JOB - Retype nothing except the lines below from the one with "Write the matplotlib code for this chart." through the one with "linespacing=0.85, zorder=5)", exactly, with images left out.

SUPPLIED DATA -
^^^^^^^^^^^^^^^^

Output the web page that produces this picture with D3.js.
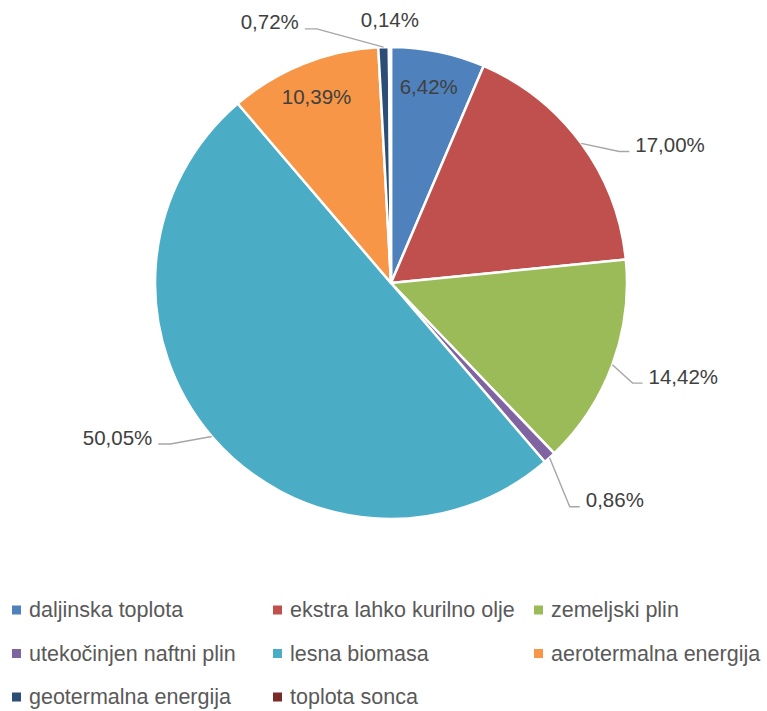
<!DOCTYPE html>
<html><head><meta charset="utf-8">
<script src="https://cdn.jsdelivr.net/npm/d3@7"></script>
<style>html,body{margin:0;padding:0;background:#fff;}</style>
</head><body>
<svg id="chart" width="767" height="711"></svg>
<script>
const categories = ["daljinska toplota","ekstra lahko kurilno olje","zemeljski plin","utekočinjen naftni plin","lesna biomasa","aerotermalna energija","geotermalna energija","toplota sonca"];
const values = [6.42, 17.00, 14.42, 0.86, 50.05, 10.39, 0.72, 0.14];
const labels = ["6,42%","17,00%","14,42%","0,86%","50,05%","10,39%","0,72%","0,14%"];
const colors = ["#4F81BD","#C0504D","#9BBB59","#8064A2","#4BACC6","#F79646","#2C4D75","#772C2A"];

// label layout (style): inside or outside, angle offset (deg), radius factor, leader
const labelLayout = [
  {inside:true, rf:0.85, da:-0.7},
  {inside:false, rf:1.32, da:9.9, leader:true},
  {inside:false, rf:1.30, da:-2.6, leader:true},
  {inside:false, rf:1.32, da:-3.7, leader:true},
  {inside:false, rf:1.33, da:11.2, leader:true},
  {inside:true, rf:0.85, da:0},
  {inside:false, rf:1.22, da:-23.1, leader:true},
  {inside:false, rf:1.115, da:0, leader:false}
];

const svg = d3.select("#chart");
const cx = 391, cy = 283, R = 236;
const g = svg.append("g").attr("transform", `translate(${cx},${cy})`);
const data = categories.map((c,i)=>({cat:c, value:values[i], label:labels[i], color:colors[i], lay:labelLayout[i]}));
const pie = d3.pie().sort(null).value(d=>d.value);
const arc = d3.arc().innerRadius(0).outerRadius(R);
const arcs = pie(data);

g.selectAll("path.slice").data(arcs).join("path")
  .attr("class","slice")
  .attr("d", arc)
  .attr("fill", d=>d.data.color)
  .attr("stroke","#fff").attr("stroke-width",2.5).attr("stroke-linejoin","round");

const polar = (a, r) => [r*Math.sin(a), -r*Math.cos(a)];
const fontFam = "'Liberation Sans', Arial, sans-serif";
const labelFont = 20.5;

arcs.forEach(d => {
  const lay = d.data.lay;
  const mid = (d.startAngle + d.endAngle)/2;
  const [lx, ly] = polar(mid + lay.da*Math.PI/180, lay.rf*R);
  const t = g.append("text")
    .attr("x", lx).attr("y", ly)
    .attr("text-anchor","middle").attr("dominant-baseline","central")
    .attr("font-family", fontFam).attr("font-size", labelFont)
    .attr("fill","#404040").text(d.data.label);
  if (lay.leader) {
    const w = t.node().getComputedTextLength();
    const [ex, ey] = polar(mid, R);
    let pts;
    if (lx > 0) {
      const left = lx - w/2;
      pts = [[ex,ey],[left-16, ly+7],[left-6, ly+7]];
    } else {
      const right = lx + w/2;
      pts = [[right+6, ly+7],[right+18, ly+7],[ex,ey]];
    }
    g.append("polyline")
      .attr("points", pts.map(p=>p.join(",")).join(" "))
      .attr("fill","none").attr("stroke","#A6A6A6").attr("stroke-width",1.4);
  }
});

// legend
const legendCols = 3, colW = 261, legendX = 12, legendY0 = 610, rowH = 43.5;
const leg = svg.append("g");
data.forEach((d,i) => {
  const col = i % legendCols, row = Math.floor(i / legendCols);
  const x = legendX + col*colW, y = legendY0 + row*rowH;
  leg.append("rect").attr("x", x).attr("y", y-4.5).attr("width",9).attr("height",9).attr("fill", d.color);
  leg.append("text").attr("x", x+17).attr("y", y)
    .attr("dominant-baseline","central")
    .attr("font-family", fontFam).attr("font-size", 21.5)
    .attr("fill","#595959").text(d.cat);
});
</script>
</body></html>
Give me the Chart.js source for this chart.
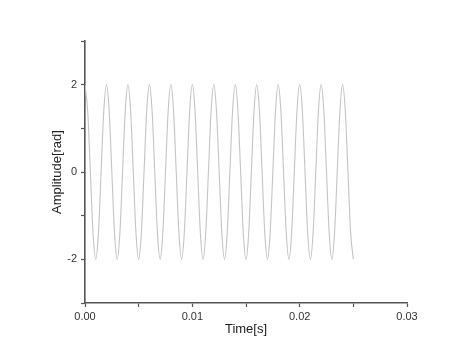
<!DOCTYPE html>
<html>
<head>
<meta charset="utf-8">
<script src="https://cdn.jsdelivr.net/npm/chart.js@4/dist/chart.umd.min.js"></script>
<style>
html,body{margin:0;padding:0;background:#fff;}
#wrap{width:474px;height:362px;position:relative;}
</style>
</head>
<body>
<div id="wrap"><canvas id="c" width="474" height="362"></canvas></div>
<script>
// Time samples [s] (every 1/8 of a 0.002 s period)
const times = [
  0.00000,0.00025,0.00050,0.00075,0.00100,0.00125,0.00150,0.00175,
  0.00200,0.00225,0.00250,0.00275,0.00300,0.00325,0.00350,0.00375,
  0.00400,0.00425,0.00450,0.00475,0.00500,0.00525,0.00550,0.00575,
  0.00600,0.00625,0.00650,0.00675,0.00700,0.00725,0.00750,0.00775,
  0.00800,0.00825,0.00850,0.00875,0.00900,0.00925,0.00950,0.00975,
  0.01000,0.01025,0.01050,0.01075,0.01100,0.01125,0.01150,0.01175,
  0.01200,0.01225,0.01250,0.01275,0.01300,0.01325,0.01350,0.01375,
  0.01400,0.01425,0.01450,0.01475,0.01500,0.01525,0.01550,0.01575,
  0.01600,0.01625,0.01650,0.01675,0.01700,0.01725,0.01750,0.01775,
  0.01800,0.01825,0.01850,0.01875,0.01900,0.01925,0.01950,0.01975,
  0.02000,0.02025,0.02050,0.02075,0.02100,0.02125,0.02150,0.02175,
  0.02200,0.02225,0.02250,0.02275,0.02300,0.02325,0.02350,0.02375,
  0.02400,0.02425,0.02450,0.02475,0.02500
];
// Amplitude [rad]
const amplitude = [
  2,1.4,0,-1.4,-2,-1.4,0,1.4,
  2,1.4,0,-1.4,-2,-1.4,0,1.4,
  2,1.4,0,-1.4,-2,-1.4,0,1.4,
  2,1.4,0,-1.4,-2,-1.4,0,1.4,
  2,1.4,0,-1.4,-2,-1.4,0,1.4,
  2,1.4,0,-1.4,-2,-1.4,0,1.4,
  2,1.4,0,-1.4,-2,-1.4,0,1.4,
  2,1.4,0,-1.4,-2,-1.4,0,1.4,
  2,1.4,0,-1.4,-2,-1.4,0,1.4,
  2,1.4,0,-1.4,-2,-1.4,0,1.4,
  2,1.4,0,-1.4,-2,-1.4,0,1.4,
  2,1.4,0,-1.4,-2,-1.4,0,1.4,
  2,1.4,0,-1.4,-2
];
const xTickLabels = ["0.00","0.01","0.02","0.03"];
const yTickLabels = ["-2","0","2"];

const FONT = "'Liberation Sans', Arial, sans-serif";
const AXIS = '#555555';

const points = times.map((t,i)=>({x:t,y:amplitude[i]}));

new Chart(document.getElementById('c'), {
  type: 'line',
  data: {
    datasets: [{
      data: points,
      borderColor: '#c4c4c4',
      borderWidth: 1.1,
      pointRadius: 0,
      fill: false,
      cubicInterpolationMode: 'monotone'
    }]
  },
  options: {
    responsive: false,
    animation: false,
    layout: { padding: { left: 50, right: 67, top: 41, bottom: 25 } },
    plugins: { legend: { display: false }, tooltip: { enabled: false } },
    scales: {
      x: {
        type: 'linear',
        min: 0, max: 0.03,
        afterFit: s => { s.height = 34; },
        afterBuildTicks: s => {
          const arr = [];
          for (let k = 0; k <= 6; k++) arr.push({ value: k * 0.005 });
          s.ticks = arr;
        },
        ticks: {
          autoSkip: false,
          maxRotation: 0,
          padding: 3,
          color: '#333',
          font: { family: FONT, size: 11 },
          callback: (v, i) => (i % 2 === 0 ? xTickLabels[i / 2] : '')
        },
        grid: { drawOnChartArea: false, tickLength: 4, tickColor: AXIS, tickWidth: 1.2 },
        border: { display: true, color: AXIS, width: 1.6 },
        title: { display: true, text: 'Time[s]', color: '#222', padding: 0, font: { family: FONT, size: 13 } }
      },
      y: {
        type: 'linear',
        min: -3, max: 3,
        afterFit: s => { s.width = 35; },
        afterBuildTicks: s => {
          const arr = [];
          for (let v = -3; v <= 3; v++) arr.push({ value: v });
          s.ticks = arr;
        },
        ticks: {
          autoSkip: false,
          padding: 4,
          color: '#333',
          font: { family: FONT, size: 11 },
          callback: (v) => {
            const idx = [-2, 0, 2].indexOf(v);
            return idx >= 0 ? yTickLabels[idx] : '';
          }
        },
        grid: { drawOnChartArea: false, tickLength: 4, tickColor: AXIS, tickWidth: 1.2 },
        border: { display: true, color: AXIS, width: 1.6 },
        title: { display: true, text: 'Amplitude[rad]', color: '#222', padding: 0, font: { family: FONT, size: 13 } }
      }
    }
  }
});
</script>
</body>
</html>
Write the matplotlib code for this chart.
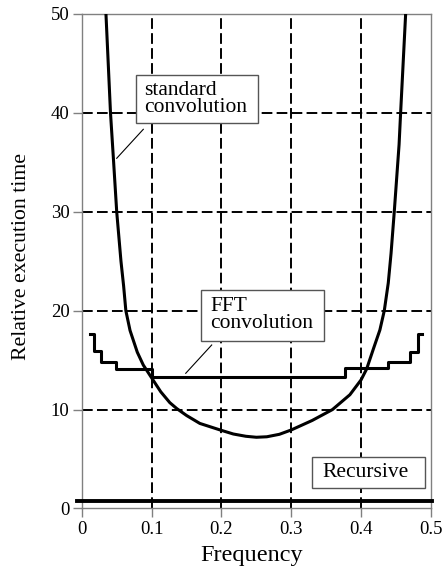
import matplotlib
matplotlib.use("Agg")
import matplotlib.pyplot as plt
from matplotlib.patches import Rectangle

plt.rcParams['font.family'] = ['Liberation Serif', 'DejaVu Serif']

# standard convolution
std_f = [0.0345, 0.041, 0.0455, 0.0499, 0.056, 0.0598, 0.063, 0.069, 0.0794,
         0.088, 0.100, 0.113, 0.126, 0.136, 0.150, 0.169, 0.198, 0.217,
         0.235, 0.250, 0.265, 0.283, 0.300, 0.330, 0.359, 0.384, 0.400,
         0.408, 0.418, 0.427, 0.4333, 0.439, 0.443, 0.4476, 0.4545, 0.4567,
         0.4639]
std_t = [50, 40, 35, 30, 25, 22.5, 20, 18, 15.8,
         14.5, 13.2, 11.8, 10.7, 10.1, 9.4, 8.6, 7.94, 7.53,
         7.3, 7.2, 7.25, 7.5, 7.94, 8.9, 10.0, 11.5, 13.0,
         14.1, 16.2, 18.05, 20, 22.8, 25.8, 30, 36.8, 40,
         50]

# FFT convolution (step edges and levels)
fft_f = [0.011, 0.0175, 0.027, 0.049, 0.100, 0.377, 0.439, 0.470, 0.481, 0.488]
fft_t = [17.6, 15.9, 14.85, 14.1, 13.3, 14.2, 14.85, 15.85, 17.6, 17.6]

# recursive
rec_f = [-0.007, 0.501]
rec_t = [0.76, 0.76]

xticks = [0, 0.1, 0.2, 0.3, 0.4, 0.5]
xlabels = ['0', '0.1', '0.2', '0.3', '0.4', '0.5']
yticks = [0, 10, 20, 30, 40, 50]

fig = plt.figure(figsize=(4.46, 5.71), dpi=100)
ax = fig.add_axes([0.1836, 0.1095, 0.7824, 0.866])

ax.set_xlim(0, 0.5)
ax.set_ylim(0, 50)

# dashed grid
for x in xticks[1:-1]:
    ax.plot([x, x], [0, 50], color='black', lw=1.4, ls=(0, (5.5, 2.2)), zorder=1)
for y in yticks[1:-1]:
    ax.plot([0, 0.5], [y, y], color='black', lw=1.4, ls=(0, (5.5, 2.2)), zorder=1)

ax.plot(std_f, std_t, color='black', lw=2.2, zorder=3)
ax.plot(fft_f, fft_t, color='black', lw=2.2, drawstyle='steps-post', zorder=3)
ax.plot(rec_f, rec_t, color='black', lw=2.8, clip_on=False, zorder=3)

# labels with boxes
boxes = [
    (0.0771, 39.0, 0.1757, 4.8, 0.089, 41.4, 'standard\nconvolution', 'left'),
    (0.1707, 16.97, 0.1762, 5.12, 0.1836, 19.53, 'FFT\nconvolution', 'left'),
    (0.3302, 2.04, 0.1615, 3.2, 0.4064, 3.64, 'Recursive', 'center'),
]
for bx, by, bw, bh, tx, ty, txt, ha in boxes:
    ax.add_patch(Rectangle((bx, by), bw, bh, facecolor='white',
                           edgecolor='#555555', lw=1.0, zorder=4))
    ax.text(tx, ty, txt, fontsize=15.5, ha=ha, va='center',
            linespacing=0.85, zorder=5)

# leader lines
ax.plot([0.088, 0.0499], [38.34, 35.41], color='black', lw=0.8, zorder=4)
ax.plot([0.186, 0.1488], [16.53, 13.67], color='black', lw=0.8, zorder=4)

ax.set_xticks(xticks)
ax.set_xticklabels(xlabels)
ax.set_yticks(yticks)
ax.tick_params(direction='out', length=6.5, width=1, color='#808080',
               labelsize=13.5, pad=2.5)
for s in ax.spines.values():
    s.set_color('#808080')
    s.set_linewidth(1)

fig.text(22 / 446, 1 - 256.7 / 571, 'Relative execution time', rotation=90,
         fontsize=15.7, ha='center', va='center')
fig.text(252 / 446, 1 - 555 / 571, 'Frequency', fontsize=17.5,
         ha='center', va='center')

fig.savefig('out.png', dpi=100)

^^^^^^^^^^^^^^^^

COMPLETE RESPONSE -
Write the matplotlib code for this chart.
import matplotlib
matplotlib.use("Agg")
import matplotlib.pyplot as plt
from matplotlib.patches import Rectangle

plt.rcParams['font.family'] = ['Liberation Serif', 'DejaVu Serif']

# standard convolution
std_f = [0.0345, 0.041, 0.0455, 0.0499, 0.056, 0.0598, 0.063, 0.069, 0.0794,
         0.088, 0.100, 0.113, 0.126, 0.136, 0.150, 0.169, 0.198, 0.217,
         0.235, 0.250, 0.265, 0.283, 0.300, 0.330, 0.359, 0.384, 0.400,
         0.408, 0.418, 0.427, 0.4333, 0.439, 0.443, 0.4476, 0.4545, 0.4567,
         0.4639]
std_t = [50, 40, 35, 30, 25, 22.5, 20, 18, 15.8,
         14.5, 13.2, 11.8, 10.7, 10.1, 9.4, 8.6, 7.94, 7.53,
         7.3, 7.2, 7.25, 7.5, 7.94, 8.9, 10.0, 11.5, 13.0,
         14.1, 16.2, 18.05, 20, 22.8, 25.8, 30, 36.8, 40,
         50]

# FFT convolution (step edges and levels)
fft_f = [0.011, 0.0175, 0.027, 0.049, 0.100, 0.377, 0.439, 0.470, 0.481, 0.488]
fft_t = [17.6, 15.9, 14.85, 14.1, 13.3, 14.2, 14.85, 15.85, 17.6, 17.6]

# recursive
rec_f = [-0.007, 0.501]
rec_t = [0.76, 0.76]

xticks = [0, 0.1, 0.2, 0.3, 0.4, 0.5]
xlabels = ['0', '0.1', '0.2', '0.3', '0.4', '0.5']
yticks = [0, 10, 20, 30, 40, 50]

fig = plt.figure(figsize=(4.46, 5.71), dpi=100)
ax = fig.add_axes([0.1836, 0.1095, 0.7824, 0.866])

ax.set_xlim(0, 0.5)
ax.set_ylim(0, 50)

# dashed grid
for x in xticks[1:-1]:
    ax.plot([x, x], [0, 50], color='black', lw=1.4, ls=(0, (5.5, 2.2)), zorder=1)
for y in yticks[1:-1]:
    ax.plot([0, 0.5], [y, y], color='black', lw=1.4, ls=(0, (5.5, 2.2)), zorder=1)

ax.plot(std_f, std_t, color='black', lw=2.2, zorder=3)
ax.plot(fft_f, fft_t, color='black', lw=2.2, drawstyle='steps-post', zorder=3)
ax.plot(rec_f, rec_t, color='black', lw=2.8, clip_on=False, zorder=3)

# labels with boxes
boxes = [
    (0.0771, 39.0, 0.1757, 4.8, 0.089, 41.4, 'standard\nconvolution', 'left'),
    (0.1707, 16.97, 0.1762, 5.12, 0.1836, 19.53, 'FFT\nconvolution', 'left'),
    (0.3302, 2.04, 0.1615, 3.2, 0.4064, 3.64, 'Recursive', 'center'),
]
for bx, by, bw, bh, tx, ty, txt, ha in boxes:
    ax.add_patch(Rectangle((bx, by), bw, bh, facecolor='white',
                           edgecolor='#555555', lw=1.0, zorder=4))
    ax.text(tx, ty, txt, fontsize=15.5, ha=ha, va='center',
            linespacing=0.85, zorder=5)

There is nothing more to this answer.